Defensive battles on display in Crimson and Gray Game

 Spokane Week provided Cougar fans from north of Pullman the opportunity to meet and eat with the faces of the athletics program, like men’s football Head Coach Mike Leach and Athletic Director Bill Moos, who added a new member to the Cougar Athletic Fund (CAF) last week.

 “I was at the Burgers with Bill event on Friday when a Coug fan came up and asked how I got the pin that was on my lapel,” Moos said on his weekly radio show Cougar Calls. “So I said, ‘I’ll tell you exactly how you can get one of these,’ and we signed him up for the CAF right there.”

The week reached its crescendo on Saturday when the football team played its annual Crimson and Gray Game at Joe Albi Stadium.

 “Everybody had a good time and I think the weather had a lot to do with that,” Moos said on his most recent edition of Cougar Calls. “We probably had our best weather game in the history of the event.”

Sunny skies and temperatures in the mid-50s brought upwards of 6,000 Cougar fans out to Albi Stadium for the game.

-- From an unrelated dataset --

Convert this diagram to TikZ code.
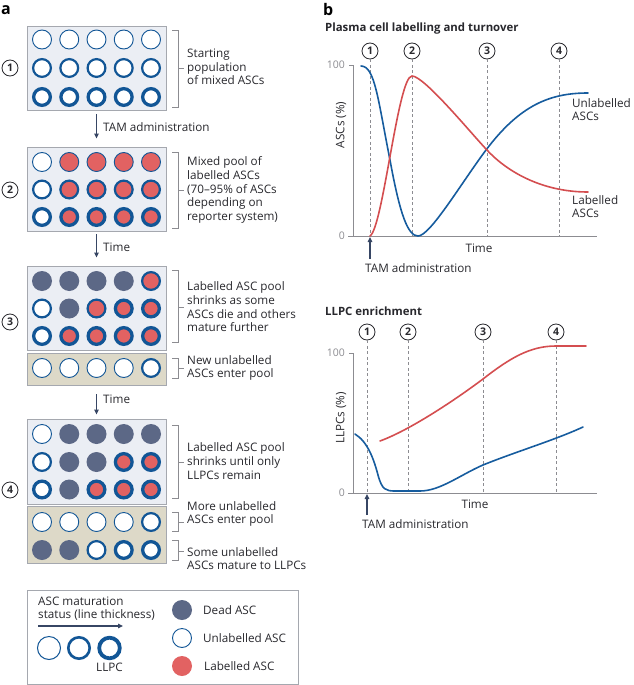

Moos and his co-host Bud Nameck spoke with Devon Thomas, director of Spokane operations for the CAF, about the importance of bringing the Cougars up to Spokane for their spring game.

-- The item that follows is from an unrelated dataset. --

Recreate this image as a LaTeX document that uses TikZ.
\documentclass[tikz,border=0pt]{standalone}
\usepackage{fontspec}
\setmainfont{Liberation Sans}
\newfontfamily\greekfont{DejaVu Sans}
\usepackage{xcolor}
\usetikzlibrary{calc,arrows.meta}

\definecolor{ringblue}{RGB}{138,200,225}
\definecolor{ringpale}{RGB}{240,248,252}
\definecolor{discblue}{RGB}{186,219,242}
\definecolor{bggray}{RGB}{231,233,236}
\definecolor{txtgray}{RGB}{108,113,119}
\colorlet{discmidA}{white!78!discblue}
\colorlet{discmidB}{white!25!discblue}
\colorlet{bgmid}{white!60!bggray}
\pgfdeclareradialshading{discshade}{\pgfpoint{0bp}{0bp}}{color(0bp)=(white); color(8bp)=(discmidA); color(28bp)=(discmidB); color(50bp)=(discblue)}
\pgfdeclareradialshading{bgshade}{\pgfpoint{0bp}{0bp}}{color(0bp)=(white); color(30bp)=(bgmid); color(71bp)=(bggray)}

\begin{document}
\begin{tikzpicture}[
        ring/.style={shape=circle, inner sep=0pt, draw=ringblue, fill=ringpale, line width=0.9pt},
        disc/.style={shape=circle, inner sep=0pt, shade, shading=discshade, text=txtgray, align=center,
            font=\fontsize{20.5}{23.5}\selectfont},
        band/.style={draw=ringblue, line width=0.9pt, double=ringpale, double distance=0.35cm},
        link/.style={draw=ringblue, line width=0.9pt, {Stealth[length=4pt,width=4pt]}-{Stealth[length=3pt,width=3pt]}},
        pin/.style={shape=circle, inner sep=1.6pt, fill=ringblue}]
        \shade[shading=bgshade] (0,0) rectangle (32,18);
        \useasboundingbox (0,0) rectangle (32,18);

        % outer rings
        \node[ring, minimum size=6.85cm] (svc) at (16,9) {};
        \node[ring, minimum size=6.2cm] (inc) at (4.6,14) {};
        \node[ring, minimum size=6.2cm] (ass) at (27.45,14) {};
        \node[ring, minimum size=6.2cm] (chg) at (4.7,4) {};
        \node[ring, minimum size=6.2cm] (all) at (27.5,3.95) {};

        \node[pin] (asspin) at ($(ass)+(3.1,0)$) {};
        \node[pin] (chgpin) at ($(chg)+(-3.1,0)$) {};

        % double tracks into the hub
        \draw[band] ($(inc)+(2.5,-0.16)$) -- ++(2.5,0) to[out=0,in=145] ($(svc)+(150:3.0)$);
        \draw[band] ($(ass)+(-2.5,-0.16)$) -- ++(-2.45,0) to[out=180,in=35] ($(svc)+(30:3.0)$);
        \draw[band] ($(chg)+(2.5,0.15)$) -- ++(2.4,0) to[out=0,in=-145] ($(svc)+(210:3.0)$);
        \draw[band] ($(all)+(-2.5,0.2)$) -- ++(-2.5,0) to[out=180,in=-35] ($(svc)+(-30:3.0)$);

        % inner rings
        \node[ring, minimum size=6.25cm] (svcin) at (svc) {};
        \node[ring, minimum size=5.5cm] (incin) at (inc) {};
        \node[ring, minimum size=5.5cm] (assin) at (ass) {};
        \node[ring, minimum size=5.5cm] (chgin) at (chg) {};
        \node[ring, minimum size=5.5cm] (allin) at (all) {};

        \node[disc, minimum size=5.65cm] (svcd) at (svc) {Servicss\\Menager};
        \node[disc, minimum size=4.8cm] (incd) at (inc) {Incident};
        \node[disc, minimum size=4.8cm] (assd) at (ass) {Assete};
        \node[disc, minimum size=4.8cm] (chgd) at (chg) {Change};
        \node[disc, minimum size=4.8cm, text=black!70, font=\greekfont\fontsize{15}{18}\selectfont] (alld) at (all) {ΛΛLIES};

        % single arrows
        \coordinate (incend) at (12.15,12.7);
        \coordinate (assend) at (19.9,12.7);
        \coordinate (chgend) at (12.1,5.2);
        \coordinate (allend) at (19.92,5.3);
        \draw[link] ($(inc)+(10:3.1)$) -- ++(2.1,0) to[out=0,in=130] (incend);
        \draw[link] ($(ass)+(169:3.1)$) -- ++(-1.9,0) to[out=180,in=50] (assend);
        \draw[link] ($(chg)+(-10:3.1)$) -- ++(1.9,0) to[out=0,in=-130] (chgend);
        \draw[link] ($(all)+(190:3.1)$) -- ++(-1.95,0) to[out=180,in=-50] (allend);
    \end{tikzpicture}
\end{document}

 “We hit a number of different venues trying to spread the message that this is a critical market for us,” Thomas said. “Even though we want you to come down to Pullman, every once in a while we’ll bring a little bit of Pullman up to you.”

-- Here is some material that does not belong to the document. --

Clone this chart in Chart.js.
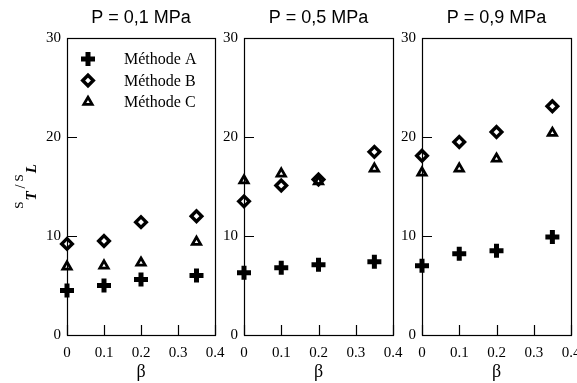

Moos is no stranger to expressing the importance of garnering the support of the Spokane market for Cougar athletics, as Eastern Washington’s largest city hosts a myriad of Cougar alumni and fans alike.

Spokane Week and the Crimson and Gray Game at Albi Stadium keep the Cougars in touch with the region, but the spring game also satisfies another key element to the success of Cougar football; it gives players a chance to play close to full speed. Moos and Nameck had WSU linebacker coach Ken Wilson come on the show to talk about the football side of the Crimson and Gray Game, particularly on the defensive end.

“We had five interceptions, a fumble recovery, and nine sacks,” Wilson said. “I was really happy with the young guys who were pushing hard out there, and some of the DB’s who were making plays.”

Wilson said the young players benefit most from the spring game, especially those who haven’t seen a lot of action at the collegiate level at this point in their careers.

He mentioned several young defensive backs, like freshmen Marcellus Pippins and Sebastian LaRue, and redshirt sophomore Beau Glover, who not a lot of Cougar fans are familiar with, but are creating competition behind more well-known DB’s like sophomore Daquawn Brown.

 There is even competition between Wilson’s linebackers. Even though redshirt junior Darryl Monroe is one of the leaders on the Cougar’s defense, and a first team MIKE linebacker, a heated competition still ensues behind him at the position.

Junior Jeremiah Allison, who spent most of his first two years at WSU playing special teams, made some great plays during Saturday’s contest. He intercepted a Tyler Bruggman pass that Allison tipped to himself, while jumping over the intended receiver.

 “Most of the spring (Allison) was at mike linebacker,” Wilson said. “We’ve got some good competition and depth behind Darryl Monroe.”

With Saturday’s game in the books, Wilson and the rest of the football coaching staff will hit the film room to find some things that need to be corrected Tuesday during the final spring practice.